■ Provided material ■
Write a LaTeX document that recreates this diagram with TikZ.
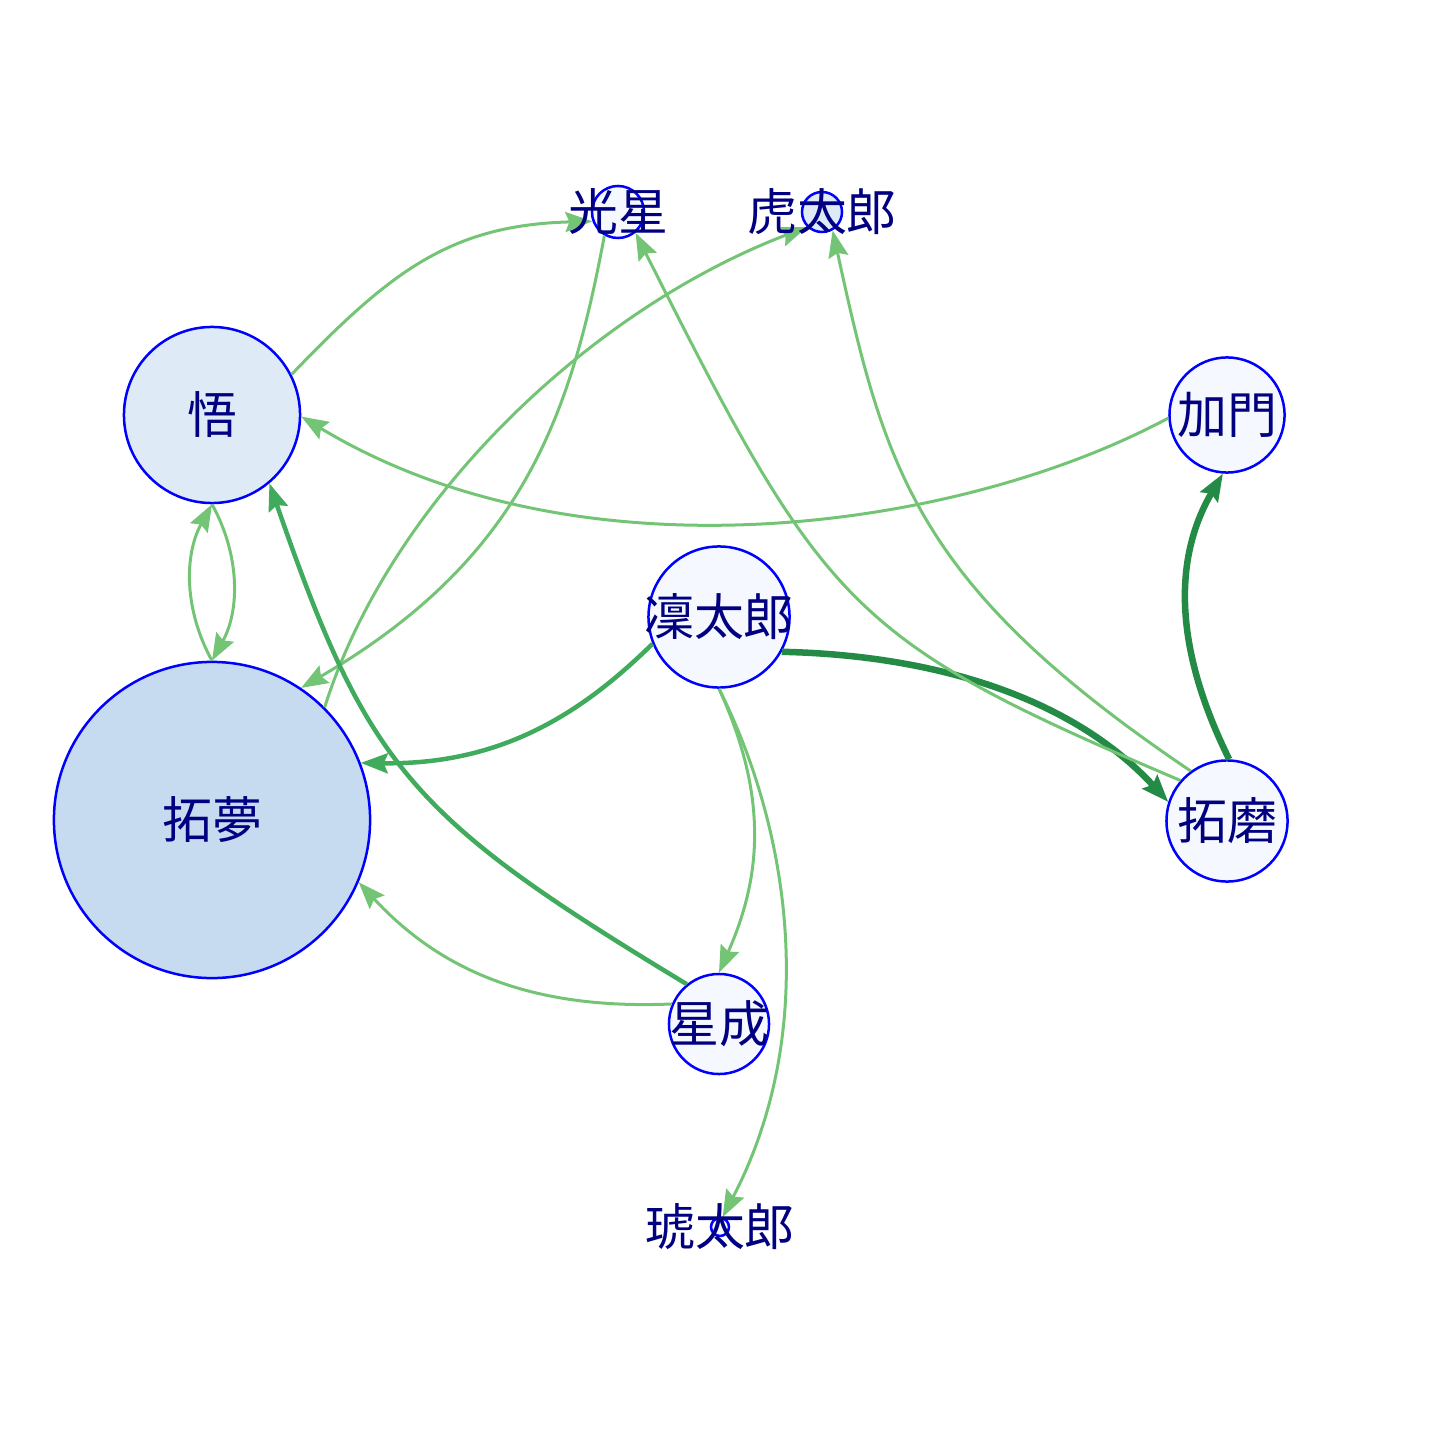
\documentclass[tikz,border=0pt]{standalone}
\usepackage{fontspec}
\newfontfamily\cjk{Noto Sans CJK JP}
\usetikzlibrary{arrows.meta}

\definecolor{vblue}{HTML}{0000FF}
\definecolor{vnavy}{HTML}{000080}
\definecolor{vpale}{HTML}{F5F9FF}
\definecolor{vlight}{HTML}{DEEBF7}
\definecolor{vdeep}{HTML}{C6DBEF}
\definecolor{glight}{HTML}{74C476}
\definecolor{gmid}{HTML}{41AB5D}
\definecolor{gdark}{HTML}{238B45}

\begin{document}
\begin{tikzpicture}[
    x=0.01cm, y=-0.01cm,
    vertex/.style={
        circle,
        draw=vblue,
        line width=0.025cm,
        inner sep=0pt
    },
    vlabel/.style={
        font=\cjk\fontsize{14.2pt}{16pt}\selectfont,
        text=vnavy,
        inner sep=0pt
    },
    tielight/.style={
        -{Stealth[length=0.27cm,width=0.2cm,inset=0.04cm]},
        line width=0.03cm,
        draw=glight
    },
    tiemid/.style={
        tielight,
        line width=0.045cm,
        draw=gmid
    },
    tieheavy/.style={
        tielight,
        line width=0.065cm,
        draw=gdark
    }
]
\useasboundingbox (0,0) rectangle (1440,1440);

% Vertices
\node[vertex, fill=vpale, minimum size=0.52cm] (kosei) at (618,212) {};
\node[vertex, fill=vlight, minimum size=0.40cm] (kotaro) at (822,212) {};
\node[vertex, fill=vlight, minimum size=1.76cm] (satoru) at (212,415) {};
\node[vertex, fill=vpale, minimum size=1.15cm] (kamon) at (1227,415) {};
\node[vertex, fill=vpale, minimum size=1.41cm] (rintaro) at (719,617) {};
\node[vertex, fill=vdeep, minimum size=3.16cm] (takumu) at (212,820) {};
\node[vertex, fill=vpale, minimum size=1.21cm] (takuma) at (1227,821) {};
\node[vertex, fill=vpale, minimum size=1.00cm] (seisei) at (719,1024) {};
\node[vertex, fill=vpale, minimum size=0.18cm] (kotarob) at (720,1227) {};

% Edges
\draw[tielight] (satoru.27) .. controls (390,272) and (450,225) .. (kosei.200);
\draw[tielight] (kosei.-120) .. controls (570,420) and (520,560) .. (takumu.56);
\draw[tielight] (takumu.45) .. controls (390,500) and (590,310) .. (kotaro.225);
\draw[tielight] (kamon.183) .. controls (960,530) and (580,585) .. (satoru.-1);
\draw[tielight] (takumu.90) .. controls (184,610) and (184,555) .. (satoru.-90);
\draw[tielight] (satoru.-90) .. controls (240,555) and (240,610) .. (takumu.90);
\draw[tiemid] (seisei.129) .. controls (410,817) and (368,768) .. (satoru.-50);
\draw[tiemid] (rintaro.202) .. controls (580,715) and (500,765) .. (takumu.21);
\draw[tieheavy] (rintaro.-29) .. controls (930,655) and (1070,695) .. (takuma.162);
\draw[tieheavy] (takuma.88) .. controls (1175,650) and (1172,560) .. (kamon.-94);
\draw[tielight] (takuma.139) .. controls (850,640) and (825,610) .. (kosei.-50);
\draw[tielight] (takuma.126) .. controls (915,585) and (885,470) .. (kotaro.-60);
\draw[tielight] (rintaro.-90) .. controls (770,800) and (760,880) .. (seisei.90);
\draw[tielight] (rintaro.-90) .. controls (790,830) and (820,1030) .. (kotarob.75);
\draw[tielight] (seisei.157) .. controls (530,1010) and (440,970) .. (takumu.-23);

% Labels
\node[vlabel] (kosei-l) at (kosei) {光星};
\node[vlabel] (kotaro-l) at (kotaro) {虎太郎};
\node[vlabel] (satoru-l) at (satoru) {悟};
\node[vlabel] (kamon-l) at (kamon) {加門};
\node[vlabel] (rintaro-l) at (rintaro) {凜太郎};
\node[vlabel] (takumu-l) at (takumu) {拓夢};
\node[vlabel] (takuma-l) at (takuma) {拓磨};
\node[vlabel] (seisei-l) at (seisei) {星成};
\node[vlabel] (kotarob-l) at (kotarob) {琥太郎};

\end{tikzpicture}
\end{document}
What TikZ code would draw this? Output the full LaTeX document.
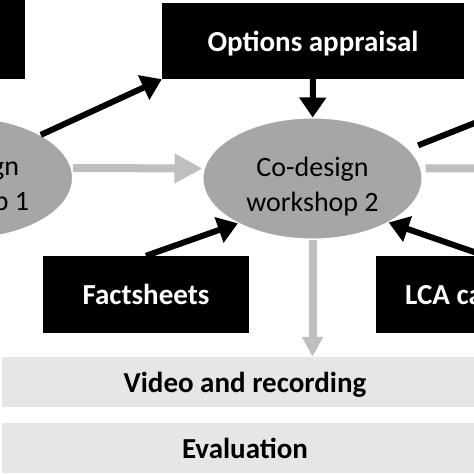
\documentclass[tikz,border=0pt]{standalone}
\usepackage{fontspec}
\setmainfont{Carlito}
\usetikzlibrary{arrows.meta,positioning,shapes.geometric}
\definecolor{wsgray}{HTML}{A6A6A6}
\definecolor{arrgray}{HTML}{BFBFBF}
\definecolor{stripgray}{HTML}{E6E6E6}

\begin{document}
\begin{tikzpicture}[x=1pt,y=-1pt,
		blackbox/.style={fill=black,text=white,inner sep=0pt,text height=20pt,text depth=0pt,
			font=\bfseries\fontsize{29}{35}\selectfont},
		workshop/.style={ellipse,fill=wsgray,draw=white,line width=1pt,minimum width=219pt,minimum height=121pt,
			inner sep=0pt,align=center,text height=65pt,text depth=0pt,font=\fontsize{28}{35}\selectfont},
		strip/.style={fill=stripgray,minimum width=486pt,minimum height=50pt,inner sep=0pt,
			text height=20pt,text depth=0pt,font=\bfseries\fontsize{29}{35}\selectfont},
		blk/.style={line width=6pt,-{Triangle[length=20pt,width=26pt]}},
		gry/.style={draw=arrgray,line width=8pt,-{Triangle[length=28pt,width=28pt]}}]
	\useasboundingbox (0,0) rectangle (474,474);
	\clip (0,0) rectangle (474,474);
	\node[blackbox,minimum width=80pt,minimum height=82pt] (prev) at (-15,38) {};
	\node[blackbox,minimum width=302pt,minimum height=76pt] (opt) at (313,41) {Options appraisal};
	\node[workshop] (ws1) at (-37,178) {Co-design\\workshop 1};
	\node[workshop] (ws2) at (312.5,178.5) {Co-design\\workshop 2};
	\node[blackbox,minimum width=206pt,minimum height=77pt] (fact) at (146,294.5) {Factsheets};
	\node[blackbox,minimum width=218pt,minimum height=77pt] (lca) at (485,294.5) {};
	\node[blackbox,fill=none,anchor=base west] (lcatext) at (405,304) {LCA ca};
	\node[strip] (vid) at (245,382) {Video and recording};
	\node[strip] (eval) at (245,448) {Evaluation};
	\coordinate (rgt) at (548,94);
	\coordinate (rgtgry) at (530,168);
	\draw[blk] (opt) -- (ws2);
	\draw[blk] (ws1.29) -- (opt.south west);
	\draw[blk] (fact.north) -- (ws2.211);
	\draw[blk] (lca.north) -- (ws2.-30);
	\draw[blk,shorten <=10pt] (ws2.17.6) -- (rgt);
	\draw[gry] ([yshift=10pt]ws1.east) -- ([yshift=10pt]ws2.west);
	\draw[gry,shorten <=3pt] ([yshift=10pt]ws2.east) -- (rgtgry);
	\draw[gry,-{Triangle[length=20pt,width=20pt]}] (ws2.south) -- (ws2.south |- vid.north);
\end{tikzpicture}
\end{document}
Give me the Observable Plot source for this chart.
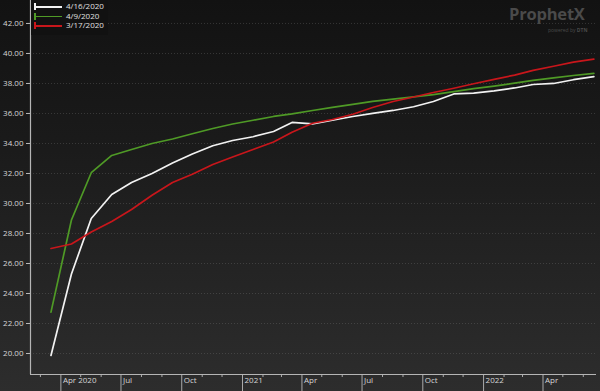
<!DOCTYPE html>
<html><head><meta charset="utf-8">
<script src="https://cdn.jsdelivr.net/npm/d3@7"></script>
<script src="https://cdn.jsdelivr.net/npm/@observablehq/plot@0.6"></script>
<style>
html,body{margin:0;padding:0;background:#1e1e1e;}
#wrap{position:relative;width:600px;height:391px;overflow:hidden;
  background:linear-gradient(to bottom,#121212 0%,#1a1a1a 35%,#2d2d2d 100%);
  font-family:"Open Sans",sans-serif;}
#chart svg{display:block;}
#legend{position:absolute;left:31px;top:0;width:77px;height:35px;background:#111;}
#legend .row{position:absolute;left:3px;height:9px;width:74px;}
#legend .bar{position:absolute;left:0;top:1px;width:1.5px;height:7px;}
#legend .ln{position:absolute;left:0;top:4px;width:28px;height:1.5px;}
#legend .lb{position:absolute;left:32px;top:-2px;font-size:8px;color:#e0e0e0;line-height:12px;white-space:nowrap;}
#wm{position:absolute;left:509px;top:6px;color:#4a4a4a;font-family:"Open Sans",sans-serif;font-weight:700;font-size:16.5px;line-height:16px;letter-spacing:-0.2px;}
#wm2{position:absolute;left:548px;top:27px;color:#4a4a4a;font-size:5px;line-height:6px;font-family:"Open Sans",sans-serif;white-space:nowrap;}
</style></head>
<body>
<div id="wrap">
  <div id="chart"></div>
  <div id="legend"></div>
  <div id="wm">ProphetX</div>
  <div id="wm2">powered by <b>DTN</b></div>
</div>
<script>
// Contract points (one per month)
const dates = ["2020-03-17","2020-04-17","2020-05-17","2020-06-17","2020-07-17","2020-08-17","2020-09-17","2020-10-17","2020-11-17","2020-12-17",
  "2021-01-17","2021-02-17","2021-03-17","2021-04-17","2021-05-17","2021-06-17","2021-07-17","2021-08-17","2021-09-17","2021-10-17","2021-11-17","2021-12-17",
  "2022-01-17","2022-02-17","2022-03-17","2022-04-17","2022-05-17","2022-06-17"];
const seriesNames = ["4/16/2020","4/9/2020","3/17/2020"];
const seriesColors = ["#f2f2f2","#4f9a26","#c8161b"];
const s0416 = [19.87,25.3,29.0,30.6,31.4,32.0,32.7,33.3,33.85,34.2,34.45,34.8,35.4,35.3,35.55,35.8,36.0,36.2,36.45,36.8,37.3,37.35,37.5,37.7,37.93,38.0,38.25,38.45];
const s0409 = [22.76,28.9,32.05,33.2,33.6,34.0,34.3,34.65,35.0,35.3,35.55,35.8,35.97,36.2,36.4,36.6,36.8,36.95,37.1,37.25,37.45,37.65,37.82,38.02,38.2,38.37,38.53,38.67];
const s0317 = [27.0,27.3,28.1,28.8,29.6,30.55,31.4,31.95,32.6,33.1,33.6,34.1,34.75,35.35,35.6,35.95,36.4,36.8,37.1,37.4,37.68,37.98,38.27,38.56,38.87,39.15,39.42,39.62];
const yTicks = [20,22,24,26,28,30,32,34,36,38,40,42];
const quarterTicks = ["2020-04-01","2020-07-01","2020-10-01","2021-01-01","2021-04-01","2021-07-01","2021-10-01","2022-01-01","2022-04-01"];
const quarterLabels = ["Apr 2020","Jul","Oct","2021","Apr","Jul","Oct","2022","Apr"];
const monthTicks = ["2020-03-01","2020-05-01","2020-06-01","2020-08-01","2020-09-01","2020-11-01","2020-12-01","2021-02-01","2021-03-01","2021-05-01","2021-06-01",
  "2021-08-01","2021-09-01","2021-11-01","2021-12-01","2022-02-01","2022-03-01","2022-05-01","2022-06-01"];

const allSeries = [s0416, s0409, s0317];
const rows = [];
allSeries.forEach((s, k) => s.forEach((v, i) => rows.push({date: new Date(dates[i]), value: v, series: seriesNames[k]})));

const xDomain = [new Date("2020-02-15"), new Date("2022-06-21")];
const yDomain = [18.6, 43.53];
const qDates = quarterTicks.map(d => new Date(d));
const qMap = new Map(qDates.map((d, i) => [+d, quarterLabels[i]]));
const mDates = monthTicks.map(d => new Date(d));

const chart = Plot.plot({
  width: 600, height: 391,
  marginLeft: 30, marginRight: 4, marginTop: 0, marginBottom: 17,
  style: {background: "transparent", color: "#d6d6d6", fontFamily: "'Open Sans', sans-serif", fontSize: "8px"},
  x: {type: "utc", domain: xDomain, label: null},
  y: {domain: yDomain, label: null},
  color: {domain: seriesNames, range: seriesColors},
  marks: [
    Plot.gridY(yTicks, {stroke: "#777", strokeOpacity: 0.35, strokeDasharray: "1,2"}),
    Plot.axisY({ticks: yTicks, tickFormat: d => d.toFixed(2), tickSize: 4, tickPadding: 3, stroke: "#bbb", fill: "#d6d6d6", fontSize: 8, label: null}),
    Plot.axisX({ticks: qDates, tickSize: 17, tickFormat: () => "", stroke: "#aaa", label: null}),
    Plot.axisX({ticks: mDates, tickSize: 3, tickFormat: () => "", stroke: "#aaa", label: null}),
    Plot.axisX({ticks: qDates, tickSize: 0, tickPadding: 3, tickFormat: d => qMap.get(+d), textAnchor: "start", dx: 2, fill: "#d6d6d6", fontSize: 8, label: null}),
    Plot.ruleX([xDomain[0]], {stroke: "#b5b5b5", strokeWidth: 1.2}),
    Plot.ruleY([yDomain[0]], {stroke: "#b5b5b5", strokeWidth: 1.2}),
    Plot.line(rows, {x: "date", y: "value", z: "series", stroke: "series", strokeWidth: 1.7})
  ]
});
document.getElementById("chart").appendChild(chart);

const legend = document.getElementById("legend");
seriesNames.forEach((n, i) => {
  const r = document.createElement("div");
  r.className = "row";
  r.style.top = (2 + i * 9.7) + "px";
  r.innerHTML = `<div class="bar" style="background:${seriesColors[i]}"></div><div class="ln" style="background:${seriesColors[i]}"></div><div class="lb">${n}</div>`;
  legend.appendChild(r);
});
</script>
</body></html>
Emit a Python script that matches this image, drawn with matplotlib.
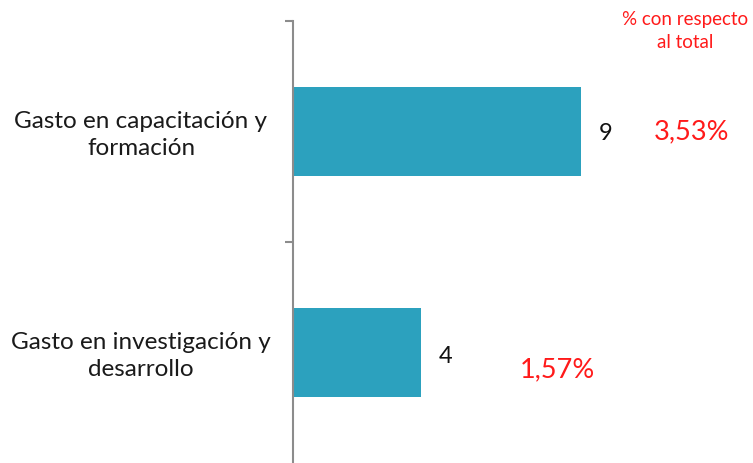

■ Aim of the exercise ■
Up to and including the line containing "(0,0) rectangle (1440,1440);", quote each line of the entries above from the very first, please, exactly and without images.

■ Exercise result ■
Write a LaTeX document that recreates this diagram with TikZ.
\documentclass[tikz,border=0pt]{standalone}
\usepackage{fontspec}
\newfontfamily\cjk{Noto Sans CJK JP}
\usetikzlibrary{arrows.meta}

\definecolor{vblue}{HTML}{0000FF}
\definecolor{vnavy}{HTML}{000080}
\definecolor{vpale}{HTML}{F5F9FF}
\definecolor{vlight}{HTML}{DEEBF7}
\definecolor{vdeep}{HTML}{C6DBEF}
\definecolor{glight}{HTML}{74C476}
\definecolor{gmid}{HTML}{41AB5D}
\definecolor{gdark}{HTML}{238B45}

\begin{document}
\begin{tikzpicture}[
    x=0.01cm, y=-0.01cm,
    vertex/.style={
        circle,
        draw=vblue,
        line width=0.025cm,
        inner sep=0pt
    },
    vlabel/.style={
        font=\cjk\fontsize{14.2pt}{16pt}\selectfont,
        text=vnavy,
        inner sep=0pt
    },
    tielight/.style={
        -{Stealth[length=0.27cm,width=0.2cm,inset=0.04cm]},
        line width=0.03cm,
        draw=glight
    },
    tiemid/.style={
        tielight,
        line width=0.045cm,
        draw=gmid
    },
    tieheavy/.style={
        tielight,
        line width=0.065cm,
        draw=gdark
    }
]
\useasboundingbox (0,0) rectangle (1440,1440);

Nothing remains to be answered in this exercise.